Secrets to a Professional Finish
After waxing hundreds of cars, you learn a few things the instructions on the bottle don’t tell you. These are the little details that elevate your results from good to head-turning.
- The Two-Towel Method is Non-Negotiable: Always use one microfiber towel for the initial removal and a completely separate, clean one for the final buff. As the first towel picks up wax residue, it becomes less effective. Switching to a clean towel for the final wipe ensures you aren’t just smearing a thin layer of residue back onto the paint.
- Work in the Shade, on a Cool Surface: This is crucial. Applying wax in direct sunlight or on a hot panel will cause it to dry almost instantly. This makes it extremely difficult to apply evenly and even harder to buff off, often resulting in streaks.
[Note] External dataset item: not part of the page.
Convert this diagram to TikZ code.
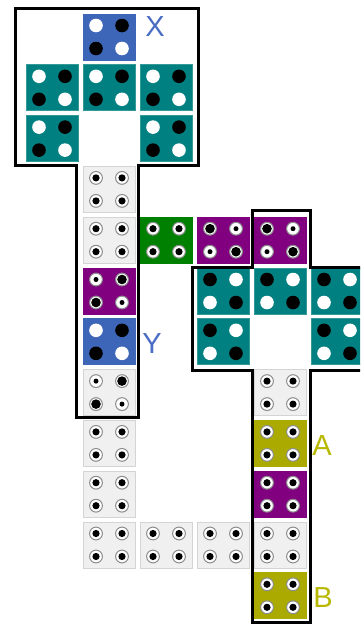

Always work in a garage or in the shade when the car’s panels are cool to the touch.
- My Biggest Mistake (Learn From My Pain): When I was younger, I thought “more is better.” I’d slather on a thick, white coat of wax, thinking I was adding more protection. The reality? I spent the next three hours trying to buff off the concrete-like residue, tiring my arms out and nearly giving up. All that extra product does nothing for protection and is just wasted. A thin coat is all you need.
- Don’t Forget the Details: A truly great wax job goes beyond the main body panels. Apply a light coat to your painted door jambs, the underside of the hood, and the trunk lid. When these areas are opened, the continuous shine gives the car a thoroughly detailed and well-cared-for appearance.
Frequently Asked Questions
How often should I hand wax my car?
It depends on the type of wax and your environment. A good rule of thumb is every 2-3 months for a carnauba wax and every 4-6 months for a synthetic sealant or ceramic hybrid. A great way to tell is when water stops beading tightly on the surface.
Can I use a quality wax on a new car?
Absolutely! It’s one of the best things you can do. New car paint is fresh but unprotected. Applying a quality wax right away will shield it from the elements from day one, preserving that showroom finish for years.
What’s the difference between wax, sealant, and ceramic coating?
Think of it in terms of durability. Wax (carnauba) is the shortest-lasting but offers a warm glow. A sealant is a synthetic polymer that lasts much longer (4-6+ months). A ceramic coating is a liquid polymer that chemically bonds with the paint, creating a hard, semi-permanent layer of protection that can last for years.
Is hand waxing better than a spray wax?
Yes, for primary protection. A quality paste or liquid hand wax creates a much more durable and substantial layer of protection. Spray waxes are fantastic for “topping up” an existing layer of wax or as a drying aid after a wash to boost gloss and hydrophobicity, but they shouldn’t be your only line of defense.